The IPO created an opportunity for the country to shift towards a more sustainable model of financing infrastructure development and to access KSh1.2 trillion in long-term resources for various infrastructure programmes on the President’s agenda. That’s the seed money. According to the President, the government plans to use it to attract investors and raise KSh5 trillion over the next 10 years. “Unlike previous privatisation proceeds that were absorbed into the government’s general budget, the proceeds of this IPO, as well as future privatisation transactions, will provide capital to the National Infrastructure Fund,” President Ruto said.
Turning to international creditors, the President also obtained loans from China and the United States, two governments presently involved in economic, structural, and technological rivalry.
The US & China Deals
Last year, the government secured a US$1 billion (KSh129 billion) debt-for-food security swap with the United States International Development Finance Corporation (DFC). This 18-year financing agreement is intended to replace high-cost debt with lower-cost financing. The President also oversaw several agreements with China worth nearly US$1 billion last year, focusing on infrastructure and manufacturing.
Foreign Direct Investment
The President has also been keen on Foreign Direct Investment (FDI) and is actively engaging individual investors to secure funding for various projects, as part of his administration’s shift from sovereign borrowing to public-private partnerships.
Data from the Kenya Investment Authority indicate that 167 investment projects were registered last year, with renewable energy, communications, electronic components, fossil fuels, manufacturing, and agriculture as key sectors driving FDI.
Recently, several prominent Tanzanian entrepreneurs have increasingly turned their attention towards Kenya. Their investments span sectors such as manufacturing, oil and gas, fintech, and media.
One of the most notable moves came from Edha Nahdi, the chairman of Amsons Group. In 2024, Nahdi made headlines after his company acquired a 95% stake in Bamburi Cement for about US$183 million (KSh24 billion).
During the same period, another Tanzanian billionaire, Rostam Aziz, expanded his empire in Kenya through his company Taifa Gas. Aziz launched a US$130 million (KSh16 billion) project to build a 30,000-tonne LPG storage and handling facility at the Dongo Kundu Special Economic Zone in Mombasa. Earlier this week, the tycoon acquired a controlling stake in Nation Media Group from the Aga Khan Fund for Economic Development (AKFD).
In the oil and gas sector, Ally Edha Awadh made a strategic move through his company, Lake Oil Group. The businessman entered the Kenyan market by acquiring fuel stations belonging to Hashi Energy. This has enabled Lake Oil to establish a retail and distribution presence in the country.

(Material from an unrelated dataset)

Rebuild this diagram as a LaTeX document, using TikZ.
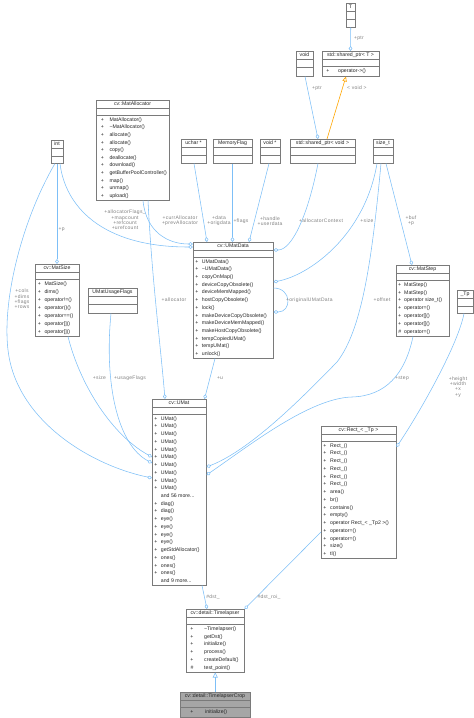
\documentclass[tikz,border=0pt]{standalone}
\usepackage{fontspec}
\setmainfont{Liberation Sans}
\newfontfamily\labfont[LetterSpace=6]{Liberation Sans}
\usetikzlibrary{arrows.meta}
\definecolor{edgeblue}{HTML}{7DBFF7}
\definecolor{boxgrey}{HTML}{7A7A7A}
\definecolor{labgrey}{HTML}{808080}
\definecolor{tmplorange}{HTML}{FFA500}
\definecolor{cropfill}{HTML}{A6A6A6}

\newcommand{\typebox}[6]{%
  \node[cls, minimum width={#4-#2}, minimum height={#5-#3}, anchor=north west] (#1) at (#2,#3) {};
  \node[ttl] at ({(#2+#4)/2},#3+4.2) {#6};
  \draw[sep] (#2,#3+8) -- (#4,#3+8);
  \draw[sep] (#2,#3+16) -- (#4,#3+16);
}
\newcommand{\classbox}[9]{%
  \node[cls, minimum width={#4-#2}, minimum height={#5-#3}, anchor=north west] (#1) at (#2,#3) {};
  \node[ttl] at ({(#2+#4)/2},#3+4.4) {#8};
  \draw[sep] (#2,#3+8.5) -- (#4,#3+8.5);
  \draw[sep] (#2,#3+15.5) -- (#4,#3+15.5);
  \foreach \v/\t [count=\n] in {#9} {\xdef\nmem{\n}}
  \pgfmathsetmacro\mstep{(#5-#3-16)/\nmem}
  \foreach \v/\t [count=\i] in {#9} {
    \pgfmathsetmacro\my{#3+16+(\i-0.5)*\mstep}
    \node[mem, anchor=center] at (#2+#6,\my) {\v};
    \node[mem] at (#2+#7,\my) {\t};
  }
}

\begin{document}
\begin{tikzpicture}[x=1pt,y=-1pt,
  cls/.style={draw=boxgrey, line width=0.5pt, inner sep=0pt, rectangle},
  sep/.style={draw=boxgrey, line width=0.5pt},
  ttl/.style={font=\fontsize{5.2}{6}\selectfont, text=black!85, inner sep=0pt, text height=3.8pt, text depth=1.1pt},
  mem/.style={font=\fontsize{5.2}{6}\selectfont, text=black!85, inner sep=0pt, anchor=west, text height=3.8pt, text depth=1.1pt},
  uses/.style={draw=edgeblue, line width=0.55pt, -{Diamond[open,length=5pt,width=3.6pt]}},
  inh/.style={draw=edgeblue, line width=0.55pt, -{Triangle[open,length=5pt,width=5pt]}},
  tmpl/.style={draw=tmplorange, line width=0.6pt, -{Triangle[open,length=5pt,width=4.5pt]}},
  lab/.style={font=\labfont\fontsize{5}{5.2}\selectfont, text=labgrey, align=center, inner sep=0pt}
]
\useasboundingbox (0,0) rectangle (474,718);

% ---------- simple type boxes ----------
\typebox{tT}{346}{3}{355}{27}{T}
\typebox{tvoid}{296}{51}{313}{76}{void}
\typebox{tint}{51}{140}{63}{163}{int}
\typebox{tuchar}{181}{139}{206}{163}{uchar *}
\typebox{tmemflag}{213}{139}{252}{163}{MemoryFlag}
\typebox{tvoidp}{260}{139}{280}{163}{void *}
\typebox{tsptrvoid}{290}{139}{355}{163}{std::shared\_ptr< void >}
\typebox{tsizet}{373}{139}{393}{163}{size\_t}
\typebox{tusage}{88}{288}{137}{313}{UMatUsageFlags}
\typebox{ttp}{457}{290}{473}{313}{\_Tp}

% ---------- class boxes ----------
\classbox{csptrT}{322}{51}{379}{76}{6}{16}{std::shared\_ptr< T >}{+/{operator->()}}
\classbox{cmatalloc}{96}{100}{169}{200}{6.5}{13.3}{cv::MatAllocator}{+/{MatAllocator()},+/{\textasciitilde MatAllocator()},+/{allocate()},+/{allocate()},+/{copy()},+/{deallocate()},+/{download()},+/{getBufferPoolController()},+/{map()},+/{unmap()},+/{upload()}}
\classbox{cumd}{193}{242}{273}{358}{4}{8.7}{cv::UMatData}{+/{UMatData()},+/{\textasciitilde UMatData()},+/{copyOnMap()},+/{deviceCopyObsolete()},+/{deviceMemMapped()},+/{hostCopyObsolete()},+/{lock()},+/{makeDeviceCopyObsolete()},+/{makeDeviceMemMapped()},+/{makeHostCopyObsolete()},+/{tempCopiedUMat()},+/{tempUMat()},+/{unlock()}}
\classbox{cmatsize}{35}{264}{79}{336}{4.5}{9.3}{cv::MatSize}{+/{MatSize()},+/{dims()},+/{operator!=()},+/{operator()()},+/{operator==()},+/{operator[]()},+/{operator[]()}}
\classbox{cmatstep}{396}{265}{449}{336}{3.7}{8}{cv::MatStep}{+/{MatStep()},+/{MatStep()},+/{operator size\_t()},+/{operator=()},+/{operator[]()},+/{operator[]()},\#/{operator=()}}
\classbox{cumat}{152}{399}{206}{585}{4}{8.7}{cv::UMat}{+/{UMat()},+/{UMat()},+/{UMat()},+/{UMat()},+/{UMat()},+/{UMat()},+/{UMat()},+/{UMat()},+/{UMat()},+/{UMat()},{}/{and 56 more...},+/{diag()},+/{diag()},+/{eye()},+/{eye()},+/{eye()},+/{eye()},+/{getStdAllocator()},+/{ones()},+/{ones()},+/{ones()},{}/{and 9 more...}}
\classbox{crect}{321}{426}{396}{558}{4}{9}{cv::Rect\_< \_Tp >}{+/{Rect\_()},+/{Rect\_()},+/{Rect\_()},+/{Rect\_()},+/{Rect\_()},+/{Rect\_()},+/{area()},+/{br()},+/{contains()},+/{empty()},+/{operator Rect\_< \_Tp2 >()},+/{operator=()},+/{operator=()},+/{size()},+/{tl()}}
\classbox{ctl}{186}{609}{244}{672}{6}{18}{cv::detail::Timelapser}{+/{\textasciitilde Timelapser()},+/{getDst()},+/{initialize()},+/{process()},+/{createDefault()},\#/{test\_point()}}
\fill[cropfill] (180,692) rectangle (250,717);
\classbox{ccrop}{180}{692}{250}{717}{12}{25}{cv::detail::TimelapserCrop}{+/{initialize()}}

% ---------- connectors ----------
\draw[uses] (tT.south) -- ([xshift=28.5pt]csptrT.north west);
\node[lab, anchor=west] (lptrT) at (354,38) {+ptr};

\draw[uses] ([xshift=9pt]tvoid.south west) -- ([xshift=28pt]tsptrvoid.north west);
\node[lab, anchor=west] (lptrV) at (312,88) {+ptr};

\draw[tmpl] ([xshift=37pt]tsptrvoid.north west) -- ([xshift=24pt]csptrT.south west);
\node[lab, anchor=west] (ltmpl) at (347,88) {< void >};

\draw[uses] ([xshift=9pt]tint.south west) .. controls (65,205) and (100,247) .. ([yshift=-5pt]cumd.north west);
\node[lab] (lalloc) at (125,220) {+allocatorFlags\_\\+mapcount\\+refcount\\+urefcount};

\draw[uses] ([xshift=47pt]cmatalloc.south west) .. controls (146,232) and (168,244) .. ([yshift=-2pt]cumd.north west);
\node[lab] (lcurr) at (180,221) {+currAllocator\\+prevAllocator};

\draw[uses] ([xshift=13pt]tuchar.south west) -- ([xshift=14pt]cumd.north west);
\node[lab] (ldata) at (219,221) {+data\\+origdata};

\draw[uses] ([xshift=19.5pt]tmemflag.south west) -- ([xshift=39.5pt]cumd.north west);
\node[lab] (lflags) at (241,221) {+flags};

\draw[uses] ([xshift=9pt]tvoidp.south west) -- ([xshift=56pt]cumd.north west);
\node[lab] (lhandle) at (270,221) {+handle\\+userdata};

\draw[uses] ([xshift=28pt]tsptrvoid.south west) .. controls (308,215) and (292,250) .. ([yshift=-8pt]cumd.north east);
\node[lab] (lctx) at (321,221) {+allocatorContext};

\draw[uses] ([xshift=4pt]tsizet.south west) .. controls (365,235) and (310,275) .. ([yshift=-40pt]cumd.north east);
\node[lab] (lsize1) at (367,221) {+size};

\draw[uses] ([yshift=-46pt]cumd.north east) .. controls (292,288) and (292,312) .. ([yshift=-70pt]cumd.north east);
\node[lab, anchor=west] (lorig) at (286,300) {+originalUMatData};

\draw[uses] ([xshift=13pt]tsizet.south west) -- ([xshift=16pt]cmatstep.north west);
\node[lab] (lbuf) at (411,221) {+buf\\+p};

\draw[uses] ([xshift=8pt]tsizet.south west) .. controls (372,260) and (362,330) .. (337,362) .. controls (300,400) and (250,450) .. ([yshift=-68pt]cumat.north east);
\node[lab] (loffset) at (382,300) {+offset};

\draw[uses] ([xshift=17pt]cmatstep.south west) .. controls (405,375) and (385,396) .. (352,397) .. controls (310,398) and (250,445) .. ([yshift=-76pt]cumat.north east);
\node[lab] (lstep) at (402,378) {+step};

\draw[uses] ([xshift=7pt]ttp.south west) .. controls (458,345) and (420,412) .. ([yshift=-21pt]crect.north east);
\node[lab] (lhw) at (458,387) {+height\\+width\\+x\\+y};

\draw[uses] ([xshift=6pt]tint.south west) -- ([xshift=22pt]cmatsize.north west);
\node[lab, anchor=west] (lp) at (58.5,230) {+p};

\draw[uses] ([xshift=4pt]tint.south west) .. controls (22,220) and (2,300) .. (8,350) .. controls (16,420) and (90,465) .. ([yshift=-79pt]cumat.north west);
\node[lab] (lcols) at (22,299) {+cols\\+dims\\+flags\\+rows};

\draw[uses] ([xshift=33pt]cmatsize.south west) .. controls (80,385) and (112,435) .. ([yshift=-58pt]cumat.north west);
\node[lab] (lsize2) at (99.5,378) {+size};

\draw[uses] ([xshift=23pt]tusage.south west) .. controls (104,385) and (118,445) .. ([yshift=-64pt]cumat.north west);
\node[lab] (lusage) at (130,378) {+usageFlags};

\draw[uses] ([xshift=52pt]cmatalloc.south west) .. controls (152,280) and (160,340) .. ([xshift=13pt]cumat.north west);
\node[lab] (lallocator) at (174,300) {+allocator};

\draw[uses] ([xshift=22pt]cumd.south west) -- ([xshift=-2pt]cumat.north east);
\node[lab] (lu) at (220,378) {+u};

\draw[uses] ([xshift=50pt]cumat.south west) -- ([xshift=21pt]ctl.north west);
\node[lab] (ldst) at (213,597) {\#dst\_};

\draw[uses] ([yshift=-106pt]crect.north west) -- (ctl.north east);
\node[lab] (ldstroi) at (269,597) {\#dst\_roi\_};

\draw[inh] (ccrop.north) -- (ctl.south);
\end{tikzpicture}
\end{document}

Additionally, Tanzanian entrepreneurs are also investing in Kenya’s digital economy. Benjamin Fernandes, founder of Nala, has been expanding his fintech platform into Kenya with an investment of about US$5 million (KSh647 million).
The shift
Unlike his predecessors, President Ruto is shifting away from heavy reliance on international debt for development projects, particularly infrastructure, as he has sought to leverage private capital. This is expected to be realised through the National Infrastructure Fund and the Sovereign Wealth Fund, which aim to mobilise KSh5 trillion over the next decade, to finance the country’s projects without swelling national debt.